Our souls cut from one fabric,
Binding us, inexplicably drawing
us together in some mysterious
and unexplainable way, or is it simply,
Fear…
Fear of the unknown,
Fear of what we both don’t understand,
Thinking we’re unnatural, weird, or somehow
different? Each rejecting ourselves,
Afraid to try….
It’s simply easier to ignore the words
as they hang, left unsaid, within the air
that surrounds our beings and to run,
To hide, and make-believe, there’s nothing there
to say….
And to wonder if, perhaps someday,
When the past has somehow been erased,
These words will cease to come, and should we meet
by chance, we’ll go our separate ways
with grace.
As I read it over today I realize how much it lacks in describing what I'd intended, how much I didn't know, and how I disagree with the conclusion and would wish for something else - something better, more human. And yet, it is but a reflection of one moment in time... a moment from which my perspective has shifted, changed and matured. And I'm undecided on whether I'm going to revise it or not.

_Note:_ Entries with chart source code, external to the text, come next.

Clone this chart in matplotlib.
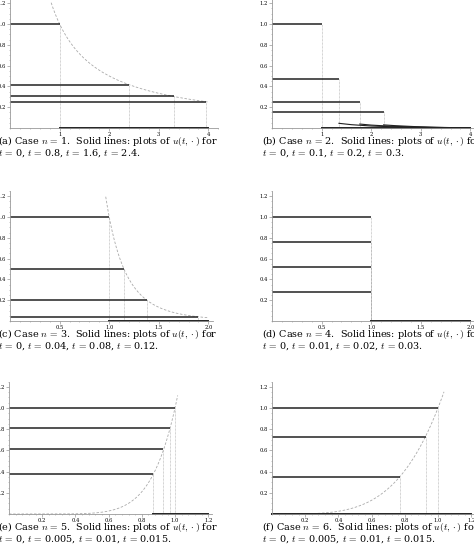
import numpy as np
import matplotlib
matplotlib.use("Agg")
import matplotlib.pyplot as plt
from matplotlib.ticker import AutoMinorLocator

plt.rcParams['mathtext.fontset'] = 'cm'
plt.rcParams['font.family'] = 'DejaVu Serif'

W, H = 474, 552
fig = plt.figure(figsize=(W/100, H/100), dpi=100)

# ---- data ----
# panel a (n=1)
a_heights = [1.0, 0.417, 0.303, 0.253]
a_ends = [1.0, 2.4, 3.3, 3.95]
a_bottom = [1.0, 4.0]
# panel b (n=2)
b_heights = [1.0, 0.47, 0.25, 0.15]
b_ends = [1.0, 1.35, 1.77, 2.25]
b_bottom = [1.0, 4.0]
b_tail_x = [[1.35, 1.6, 2.0, 2.6, 3.2, 4.0],
            [1.77, 2.0, 2.4, 3.0, 3.5, 4.0],
            [2.25, 2.5, 2.9, 3.3, 3.7, 4.0]]
b_tail_y = [[0.045, 0.032, 0.019, 0.009, 0.004, 0.0],
            [0.038, 0.028, 0.017, 0.008, 0.004, 0.0],
            [0.030, 0.022, 0.013, 0.007, 0.003, 0.0]]
# panel c (n=3)
c_heights = [1.0, 0.5, 0.2, 0.04]
c_ends = [1.0, 1.15, 1.38, 1.9]
c_bottom = [1.0, 2.0]
# panel d (n=4)
d_heights = [1.0, 0.76, 0.52, 0.28]
d_ends = [1.0, 1.0, 1.0, 1.0]
d_bottom = [1.0, 2.0]
# panel e (n=5)
e_heights = [1.0, 0.81, 0.61, 0.38]
e_ends = [1.0, 0.97, 0.93, 0.87]
e_bottom = [0.87, 1.2]
# panel f (n=6)
f_heights = [1.0, 0.73, 0.35]
f_ends = [1.0, 0.925, 0.77]
f_bottom = [0.0, 1.2]

captions = [
    ("(a)", "1", ["0", "0.8", "1.6", "2.4"]),
    ("(b)", "2", ["0", "0.1", "0.2", "0.3"]),
    ("(c)", "3", ["0", "0.04", "0.08", "0.12"]),
    ("(d)", "4", ["0", "0.01", "0.02", "0.03"]),
    ("(e)", "5", ["0", "0.005", "0.01", "0.015"]),
    ("(f)", "6", ["0", "0.005", "0.01", "0.015"]),
]

def make_ax(x0, y0px, xpx_per, ypx_per, xmax, ymax=1.25):
    w = xmax * xpx_per
    h = ymax * ypx_per
    ax = fig.add_axes([x0/W, (H - y0px)/H, w/W, h/H])
    ax.set_xlim(0, xmax); ax.set_ylim(0, ymax)
    for s in ['top', 'right']:
        ax.spines[s].set_visible(False)
    for s in ['left', 'bottom']:
        ax.spines[s].set_color('#999999'); ax.spines[s].set_linewidth(0.6)
    ax.tick_params(labelsize=3.8, length=2, width=0.5, color='#999999', pad=1.2)
    ax.tick_params(which='minor', length=1, width=0.4, color='#999999')
    ax.xaxis.set_minor_locator(AutoMinorLocator(5))
    ax.yaxis.set_minor_locator(AutoMinorLocator(4))
    ax.set_yticks([0.2, 0.4, 0.6, 0.8, 1.0, 1.2])
    ax.set_yticklabels(['0.2', '0.4', '0.6', '0.8', '1.0', '1.2'])
    return ax

def draw(ax, heights, ends, bottom, curve_exp=None, cstart=0, cend=1):
    if curve_exp is not None:
        xs = np.linspace(cstart, cend, 300)
        ax.plot(xs, xs**curve_exp, ls=(0, (3, 2)), color='#aaaaaa', lw=0.6, clip_on=False)
    for h, e in zip(heights, ends):
        ax.plot([0, e], [h, h], color='#222222', lw=1.1, solid_capstyle='butt')
        ax.plot([e, e], [0, h], color='#aaaaaa', lw=0.5, ls=(0, (1, 1)))
    ax.plot(bottom, [0, 0], color='#222222', lw=1.4, clip_on=False)

def caption(xpx, ypx, idx):
    lab, n, ts = captions[idx]
    l1 = lab + r" Case $n\,=\,$" + n + r".  Solid lines: plots of $u(t,\cdot)$ for"
    l2 = ", ".join([r"$t\,=\,$" + t for t in ts]) + "."
    fig.text(xpx/W, 1 - ypx/H, l1, fontsize=6.9, va='center', ha='left')
    fig.text(xpx/W, 1 - (ypx+12)/H, l2, fontsize=6.9, va='center', ha='left')

# row 1
ax = make_ax(10, 128, 49.6, 104, 4.2)
ax.set_xticks([1, 2, 3, 4]); ax.set_xticklabels(['1', '2', '3', '4'])
draw(ax, a_heights, a_ends, a_bottom, -1, 0.83, 4.0)
ax = make_ax(272, 128, 49.6, 104, 4.2)
ax.set_xticks([1, 2, 3, 4]); ax.set_xticklabels(['1', '2', '3', '4'])
draw(ax, b_heights, b_ends, b_bottom)
for tx, ty in zip(b_tail_x, b_tail_y):
    ax.plot(tx, ty, color='#222222', lw=0.8)

# row 2
ax = make_ax(10, 321, 99.2, 104, 2.05)
ax.set_xticks([0.5, 1.0, 1.5, 2.0]); ax.set_xticklabels(['0.5', '1.0', '1.5', '2.0'])
draw(ax, c_heights, c_ends, c_bottom, -5, 0.965, 2.0)
ax = make_ax(272, 321, 99.2, 104, 2.1)
ax.set_xticks([0.5, 1.0, 1.5, 2.0]); ax.set_xticklabels(['0.5', '1.0', '1.5', '2.0'])
draw(ax, d_heights, d_ends, d_bottom)

# row 3
xt = [0.2, 0.4, 0.6, 0.8, 1.0, 1.2]; xl = ['0.2', '0.4', '0.6', '0.8', '1.0', '1.2']
ax = make_ax(9, 514, 166, 106, 1.22)
ax.set_xticks(xt); ax.set_xticklabels(xl)
draw(ax, e_heights, e_ends, e_bottom, 7, 0.0, 1.2**(1/7) * 0.99)
ax = make_ax(272, 514, 166, 106, 1.25)
ax.set_xticks(xt); ax.set_xticklabels(xl)
draw(ax, f_heights, f_ends, f_bottom, 4, 0.0, 1.2**0.25 * 0.99)

caption(-2, 141, 0); caption(262, 141, 1)
caption(-2, 334, 2); caption(262, 334, 3)
caption(-2, 527, 4); caption(262, 527, 5)

fig.savefig("out.png", dpi=100)
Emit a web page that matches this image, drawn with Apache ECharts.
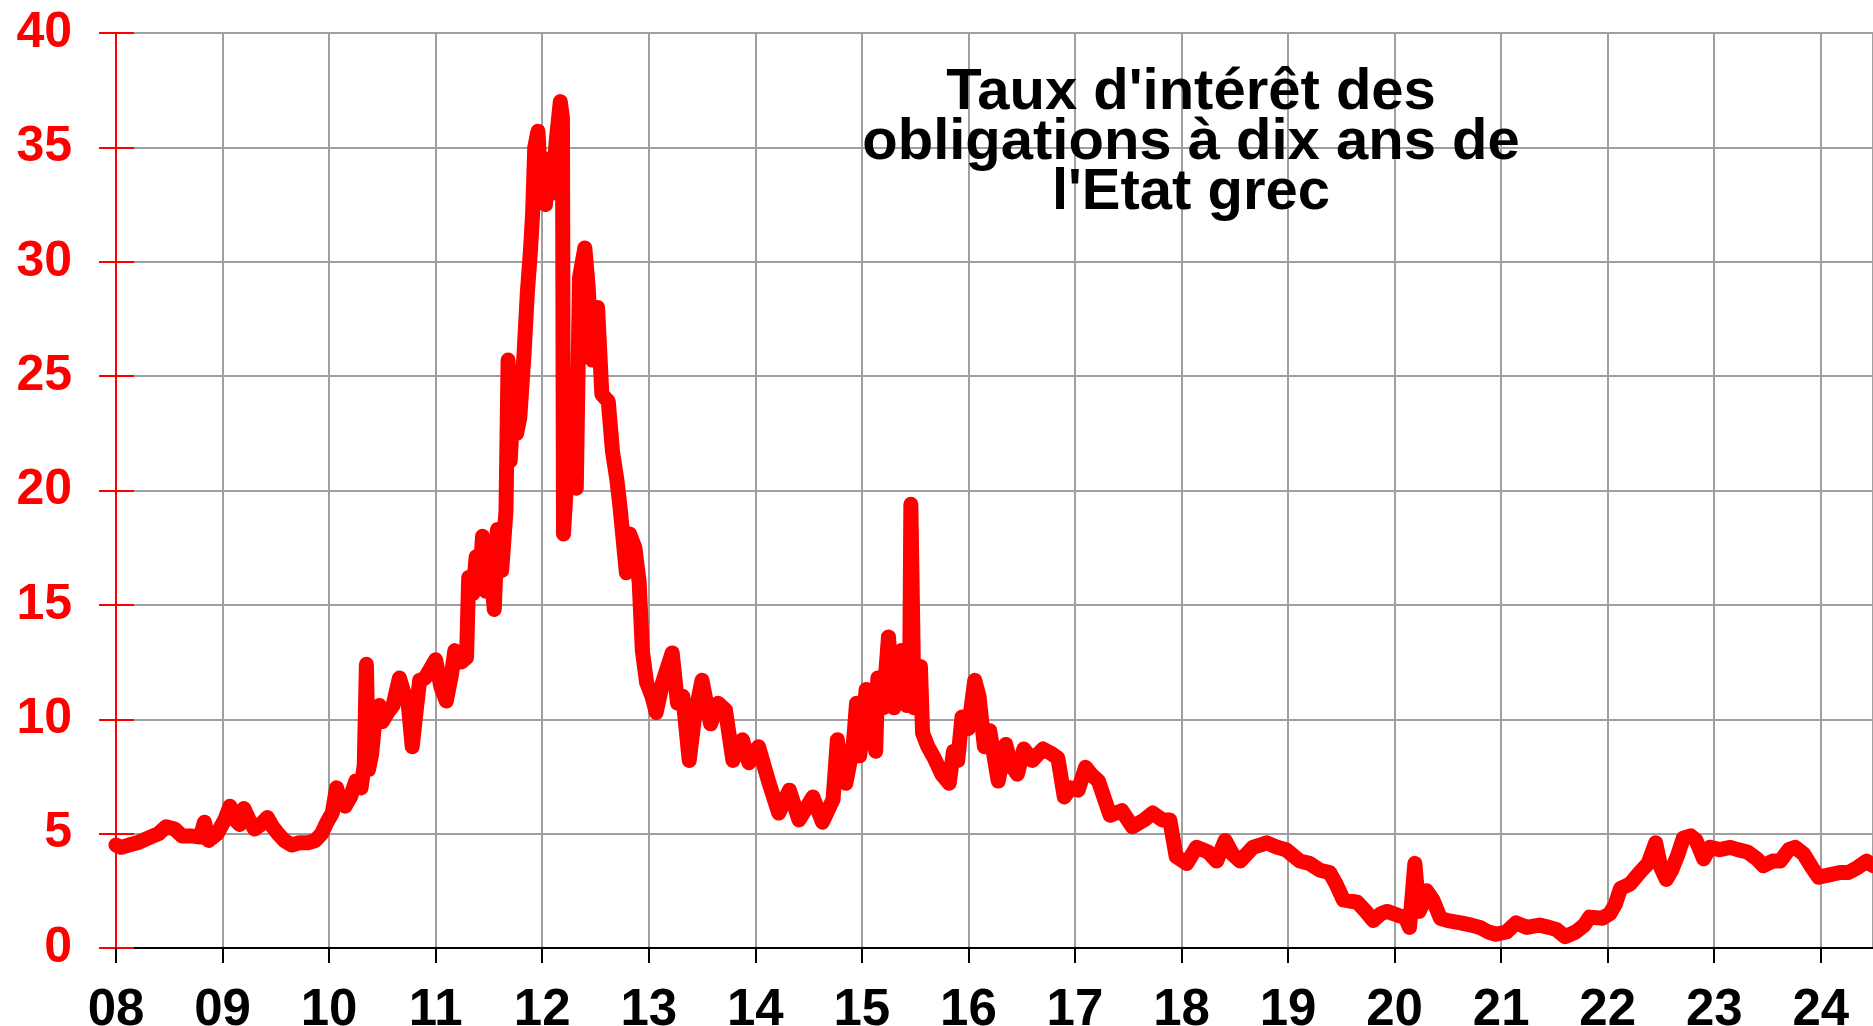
<!DOCTYPE html>
<html>
<head>
<meta charset="utf-8">
<script src="https://cdn.jsdelivr.net/npm/echarts@6/dist/echarts.min.js"></script>
<style>
  html, body { margin: 0; padding: 0; background: #ffffff; }
  #chart { width: 1873px; height: 1026px; }
</style>
</head>
<body>
<div id="chart"></div>
<script>
// Decimal year of each observation
const dates = [
  2008.00, 2008.05, 2008.12, 2008.20, 2008.30, 2008.40, 2008.47, 2008.55, 2008.62, 2008.70,
  2008.79, 2008.83, 2008.87, 2008.95, 2009.02, 2009.07, 2009.12, 2009.16, 2009.20, 2009.25,
  2009.30, 2009.36, 2009.42, 2009.47, 2009.52, 2009.58, 2009.65, 2009.72, 2009.80, 2009.87,
  2009.93, 2009.98, 2010.03, 2010.07, 2010.10, 2010.15, 2010.20, 2010.25, 2010.30, 2010.33,
  2010.35, 2010.37, 2010.40, 2010.42, 2010.45, 2010.47, 2010.50, 2010.55, 2010.60, 2010.66,
  2010.70, 2010.74, 2010.78, 2010.82, 2010.85, 2010.90, 2010.95, 2011.00, 2011.05, 2011.10,
  2011.15, 2011.18, 2011.24, 2011.29, 2011.31, 2011.35, 2011.38, 2011.42, 2011.44, 2011.47,
  2011.50, 2011.55, 2011.58, 2011.62, 2011.66, 2011.68, 2011.70, 2011.73, 2011.76, 2011.79,
  2011.83, 2011.86, 2011.89, 2011.91, 2011.93, 2011.96, 2011.98, 2012.00, 2012.03, 2012.07,
  2012.10, 2012.13, 2012.17, 2012.19, 2012.20, 2012.23, 2012.25, 2012.28, 2012.32, 2012.35,
  2012.40, 2012.43, 2012.47, 2012.52, 2012.56, 2012.62, 2012.66, 2012.70, 2012.73, 2012.79,
  2012.82, 2012.87, 2012.91, 2012.94, 2012.98, 2013.03, 2013.07, 2013.13, 2013.22, 2013.27,
  2013.32, 2013.38, 2013.43, 2013.50, 2013.58, 2013.65, 2013.72, 2013.79, 2013.88, 2013.94,
  2014.03, 2014.13, 2014.22, 2014.32, 2014.41, 2014.54, 2014.63, 2014.73, 2014.77, 2014.82,
  2014.85, 2014.92, 2014.95, 2014.98, 2015.04, 2015.10, 2015.13, 2015.15, 2015.20, 2015.25,
  2015.30, 2015.37, 2015.42, 2015.45, 2015.46, 2015.49, 2015.52, 2015.55, 2015.57, 2015.62,
  2015.68, 2015.75, 2015.82, 2015.86, 2015.90, 2015.94, 2016.00, 2016.06, 2016.10, 2016.15,
  2016.20, 2016.28, 2016.35, 2016.40, 2016.46, 2016.52, 2016.60, 2016.70, 2016.78, 2016.84,
  2016.90, 2016.96, 2017.03, 2017.10, 2017.15, 2017.22, 2017.33, 2017.44, 2017.54, 2017.65,
  2017.73, 2017.82, 2017.89, 2017.95, 2018.05, 2018.14, 2018.25, 2018.33, 2018.41, 2018.48,
  2018.55, 2018.67, 2018.80, 2018.90, 2018.98, 2019.11, 2019.20, 2019.30, 2019.39, 2019.45,
  2019.52, 2019.65, 2019.73, 2019.80, 2019.87, 2019.93, 2020.05, 2020.10, 2020.14, 2020.19,
  2020.23, 2020.27, 2020.30, 2020.36, 2020.43, 2020.50, 2020.62, 2020.72, 2020.80, 2020.88,
  2020.95, 2021.05, 2021.14, 2021.24, 2021.36, 2021.45, 2021.52, 2021.60, 2021.70, 2021.78,
  2021.83, 2021.95, 2022.02, 2022.07, 2022.12, 2022.21, 2022.30, 2022.38, 2022.45, 2022.50,
  2022.55, 2022.60, 2022.66, 2022.71, 2022.78, 2022.83, 2022.90, 2022.96, 2023.05, 2023.15,
  2023.22, 2023.31, 2023.40, 2023.46, 2023.55, 2023.62, 2023.70, 2023.76, 2023.84, 2023.92,
  2023.98, 2024.08, 2024.18, 2024.26, 2024.34, 2024.43, 2024.49
];

// 10-year Greek government bond yield (%)
const yields = [
  4.5, 4.4, 4.5, 4.6, 4.8, 5.0, 5.3, 5.2, 4.9, 4.9,
  4.85, 5.5, 4.7, 5.0, 5.6, 6.2, 5.6, 5.4, 6.1, 5.6,
  5.2, 5.4, 5.7, 5.3, 5.0, 4.7, 4.5, 4.6, 4.6, 4.7,
  5.0, 5.5, 5.9, 7.0, 6.5, 6.2, 6.6, 7.3, 7.0, 8.0,
  12.4, 7.8, 8.5, 9.5, 10.3, 10.6, 9.9, 10.3, 10.6, 11.8,
  11.2, 10.8, 8.8, 10.5, 11.7, 11.8, 12.2, 12.6, 11.4, 10.8,
  12.0, 13.0, 12.5, 12.7, 16.2, 15.5, 17.1, 16.5, 18.0, 15.6,
  17.5, 14.8, 18.3, 16.5, 19.1, 25.7, 21.3, 24.0, 22.5, 23.2,
  26.0, 28.6, 30.5, 32.1, 35.0, 35.7, 34.0, 33.0, 32.5, 34.5,
  33.0, 35.2, 37.0, 36.3, 18.1, 20.5, 22.7, 20.5, 20.1, 29.3,
  30.6, 29.0, 25.7, 28.0, 24.2, 23.9, 21.7, 20.5, 19.3, 16.4,
  18.1, 17.5, 16.0, 13.0, 11.6, 11.0, 10.3, 11.6, 12.9, 10.7,
  11.0, 8.2, 10.1, 11.7, 9.8, 10.7, 10.4, 8.2, 9.1, 8.1,
  8.8, 7.2, 5.9, 6.9, 5.6, 6.6, 5.5, 6.5, 9.1, 7.6,
  7.2, 8.9, 10.7, 8.4, 11.3, 9.5, 8.6, 11.8, 10.5, 13.6,
  10.5, 13.0, 10.6, 12.5, 19.4, 10.5, 12.0, 12.3, 9.4, 8.8,
  8.3, 7.6, 7.2, 8.6, 8.2, 10.1, 9.6, 11.7, 11.0, 8.8,
  9.5, 7.3, 8.9, 8.0, 7.6, 8.7, 8.2, 8.7, 8.5, 8.3,
  6.6, 7.0, 6.9, 7.9, 7.6, 7.3, 5.8, 6.0, 5.3, 5.6,
  5.9, 5.6, 5.6, 4.0, 3.7, 4.4, 4.2, 3.8, 4.7, 4.1,
  3.8, 4.4, 4.6, 4.4, 4.3, 3.8, 3.7, 3.4, 3.3, 2.8,
  2.1, 2.0, 1.6, 1.2, 1.5, 1.6, 1.4, 1.35, 0.9, 3.7,
  1.6, 2.0, 2.5, 2.1, 1.3, 1.2, 1.1, 1.0, 0.9, 0.7,
  0.6, 0.7, 1.1, 0.9, 1.0, 0.9, 0.8, 0.5, 0.7, 1.0,
  1.35, 1.3, 1.5, 1.9, 2.6, 2.8, 3.3, 3.7, 4.6, 3.5,
  3.0, 3.4, 4.1, 4.8, 4.9, 4.7, 3.9, 4.4, 4.3, 4.4,
  4.3, 4.2, 3.9, 3.6, 3.8, 3.8, 4.3, 4.4, 4.1, 3.5,
  3.1, 3.2, 3.3, 3.3, 3.5, 3.8, 3.6
];

// Axis ticks
const yearTicks = ['08','09','10','11','12','13','14','15','16','17','18','19','20','21','22','23','24'];
const yTicks = [0, 5, 10, 15, 20, 25, 30, 35, 40];

const titleLines = ["Taux d'intérêt des", "obligations à dix ans de", "l'Etat grec"];

const FONT = '"Liberation Sans", Arial, Helvetica, sans-serif';
const seriesData = dates.map((d, i) => [d, yields[i]]);

const chart = echarts.init(document.getElementById('chart'), null, { renderer: 'canvas' });
chart.setOption({
  animation: false,
  backgroundColor: '#ffffff',
  grid: { left: 116, right: 0, top: 33, bottom: 78, containLabel: false, outerBoundsMode: 'none' },
  xAxis: {
    type: 'value',
    min: 2008,
    max: 2024.49,
    interval: 1,
    axisLine: { show: true, onZero: false, lineStyle: { color: '#000000', width: 2 } },
    axisTick: { show: true, length: 15, lineStyle: { color: '#000000', width: 2 } },
    axisLabel: {
      show: true,
      margin: 37,
      color: '#000000',
      fontSize: 51,
      fontWeight: 'bold',
      fontFamily: FONT,
      showMaxLabel: false,
      formatter: function (v) {
        const idx = Math.round(v) - 2008;
        if (Math.abs(v - Math.round(v)) > 1e-6) return '';
        return yearTicks[idx] !== undefined ? yearTicks[idx] : '';
      }
    },
    splitLine: { show: true, lineStyle: { color: '#a0a0a0', width: 2 } }
  },
  yAxis: [
    {
      type: 'value',
      min: yTicks[0],
      max: yTicks[yTicks.length - 1],
      interval: 5,
      position: 'left',
      axisLine: { show: true, lineStyle: { color: '#ff0000', width: 2 } },
      axisTick: { show: true, length: 17, lineStyle: { color: '#ff0000', width: 2 } },
      axisLabel: {
        margin: 44,
        color: '#ff0000',
        fontSize: 50,
        fontWeight: 'bold',
        fontFamily: FONT
      },
      splitLine: { show: true, lineStyle: { color: '#a0a0a0', width: 2 } }
    },
    {
      type: 'value',
      min: yTicks[0],
      max: yTicks[yTicks.length - 1],
      interval: 5,
      position: 'left',
      axisLine: { show: false },
      axisTick: { show: true, inside: true, length: 18, lineStyle: { color: '#ff0000', width: 2 } },
      axisLabel: { show: false },
      splitLine: { show: false }
    }
  ],
  graphic: [
    {
      type: 'text',
      x: 1191,
      y: 68,
      z: 100,
      style: {
        text: titleLines.join('\n'),
        fill: '#000000',
        fontSize: 58,
        fontWeight: 'bold',
        fontFamily: FONT,
        lineHeight: 50,
        align: 'center',
        verticalAlign: 'top',
        textAlign: 'center',
        textVerticalAlign: 'top'
      }
    }
  ],
  series: [
    {
      type: 'line',
      xAxisIndex: 0,
      yAxisIndex: 0,
      data: seriesData,
      showSymbol: false,
      symbol: 'none',
      clip: true,
      z: 5,
      lineStyle: { color: '#ff0000', width: 15, cap: 'round', join: 'round' }
    }
  ]
});
</script>
</body>
</html>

It's interesting the things which jump out at me when I look over some of the things I wrote. Sometimes when I think I know what a story is about I will discover, months later, it was about something totally different. I was working on my story Memory Files last week. At one point Simon asks Mindy, "Do you love Frank?" (Frank is Simon's brother). Mindy, Frank's wife, says, "Yes, but I love you too. I love both of you." In that moment I suddenly realized where the story had come from, what it was about and why I wrote it. It was like getting kicked in the head... awe inspiring and painful at the same time.
It is these things, these pieces of genuine emotion, experience and momentary reality which provide the life giving pulse to any story fiction or non-fiction and allow the reader to connect with the character, to laugh, to cry, and to be one on the journey together. And it was my experiences in Banff which solidified for me the ability to take several unrelated moments in my life and blend them into a story with fictional characters and events in such a way that fiction and reality become one and the story takes on a life of it's own.